KNOTT v. DEESE

United States District Court, District of South Carolina (2012)

Facts

Issue

Holding — Currie, J.

Rule

Reasoning

Deep Dive: How the Court Reached Its Decision

The Knotts' Failure to Properly Plead Successor Liability

The court noted that the Knotts had been aware of Marine East's defense regarding its lack of responsibility for the specific ball guards for an extended period. Despite this knowledge, the Knotts failed to amend their complaint to include a successor liability claim, even after several opportunities to do so. The court emphasized that the Knotts did not file a motion to amend their complaint, which was particularly significant given the multiple extensions for amending pleadings that had been granted. Although the Knotts suggested a willingness to amend their complaint in response to Marine East's motion, the court found this insufficient as it was not an actual motion, nor did it include any specific allegations or theories. The court concluded that this failure to properly plead a successor liability claim undermined the Knotts' position, as they had ample notice and opportunity to correct the issue. Ultimately, the court determined that the Knotts could not rely on successor liability theories due to their failure to adequately assert them in their pleadings.

Analysis of Successor Liability Under Arizona Law

The court examined the potential grounds for imposing successor liability under Arizona law, identifying four recognized exceptions: express or implied assumption of liabilities, de facto merger, mere continuation, and fraudulent purpose. The court first focused on whether Marine East had expressly or impliedly assumed the liabilities of the predecessor corporations. It found no express assumption of liability in the purchase agreement, which specifically referred only to certain trade payables, accruals, and taxes. In evaluating the claims of implied assumption, the court ruled that the evidence presented, including vague notice of potential claims and the acquisition of liability insurance, did not convincingly support the argument that Marine East had accepted liabilities related to injuries not yet incurred. The court also addressed the de facto merger and mere continuation theories, concluding that the Knotts failed to demonstrate a substantial similarity in ownership or insufficient consideration, both of which are required under Arizona law. Furthermore, the court found no evidence supporting a fraudulent purpose behind the asset purchase. Overall, the court concluded that none of the theories for successor liability were satisfied based on the evidence presented.

Governing Law for the Case

In determining the applicable law for the case, the court concluded that New Jersey law would govern the contractual aspects of the asset purchase, while Arizona law would apply to tort claims related to successor liability. This conclusion was based on the principle that in diversity actions, federal courts apply the choice of law rules of the forum state—in this case, South Carolina. The court acknowledged that the injury occurred in Arizona, thus making Arizona law applicable to tort claims. However, since the transaction that may give rise to successor liability was documented in a contract specifying New Jersey law, the court decided that interpretation of that contract would be guided by New Jersey principles. The court's analysis thus underscored the importance of jurisdictional considerations in determining the governing law for the various claims presented by the Knotts.
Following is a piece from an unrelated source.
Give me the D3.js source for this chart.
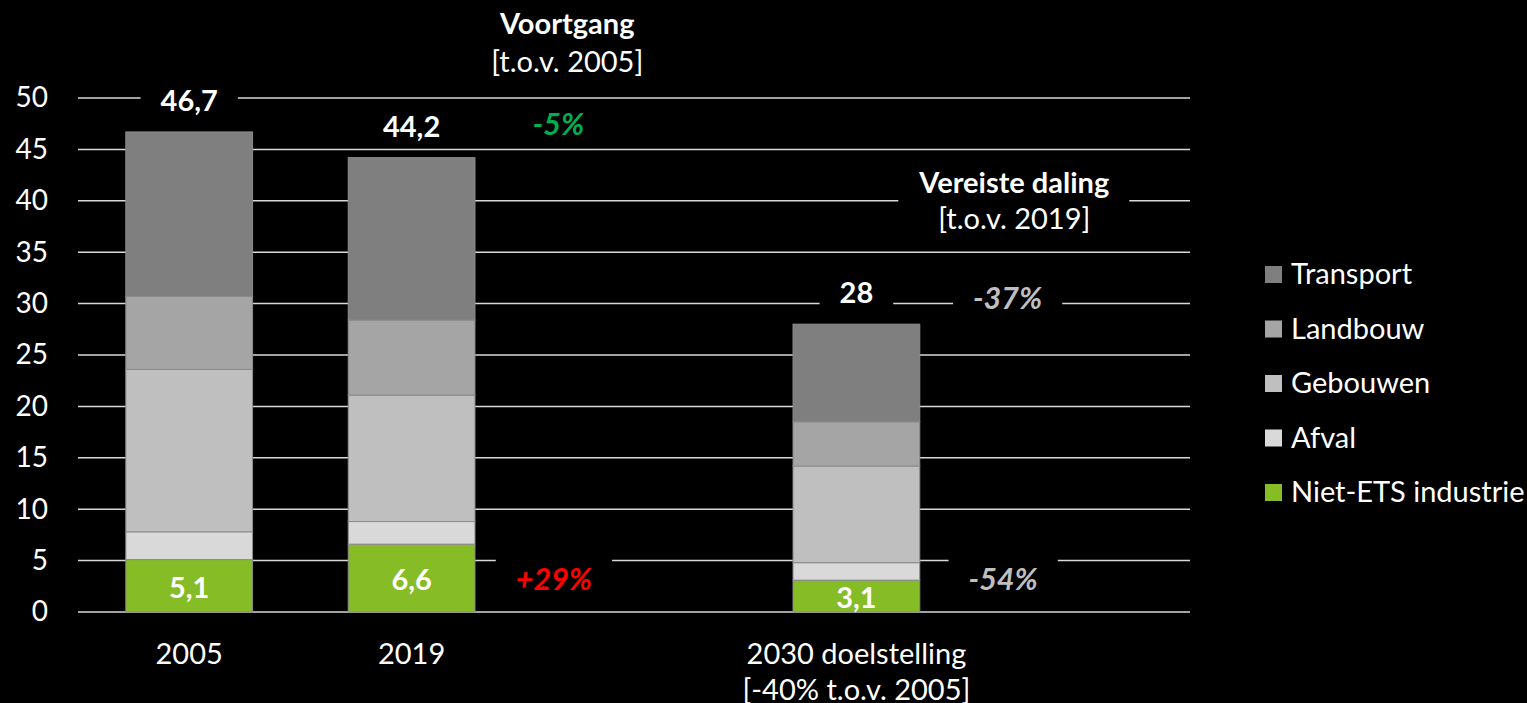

Conclusion on Successor Liability

The court ultimately held that the record did not support the imposition of successor liability on Marine East for claims arising from the predecessor corporations' actions. It ruled that none of the legal theories proposed by the Knotts were applicable under either Arizona or New Jersey law. Consequently, the court granted Marine East's motion for summary judgment on the basis of successor liability, concluding that the Knotts had not provided sufficient evidence to establish any valid claims under that legal theory. The decision reaffirmed the necessity for plaintiffs to adequately plead their claims and to provide supporting evidence for any claims they seek to assert, particularly in cases involving complex corporate transactions and liability issues. Despite this ruling on successor liability, the court noted that other claims, specifically those related to an independent duty to warn, remained viable and could proceed separately.

Direct Liability and Duty to Warn

The court recognized that the Knotts raised an argument regarding direct liability based on Marine East's alleged breach of an independent duty to warn. This claim was significant as it was separate from the issues of successor liability. The court noted that Marine East did not address this theory in its initial motion for summary judgment, which left the court to independently assess the Knotts' complaint. Upon review, the court found that the Knotts had sufficiently relied on the assertion of a breach of duty to warn, which arose after the asset purchase transaction. Thus, the claim for breach of an independent duty to warn survived Marine East's motion for summary judgment, indicating that while the successor liability claims were dismissed, there were still potential avenues for recovery available to the Knotts. This outcome highlighted the importance of considering all potential claims, particularly in product liability cases, where different theories of liability may coexist.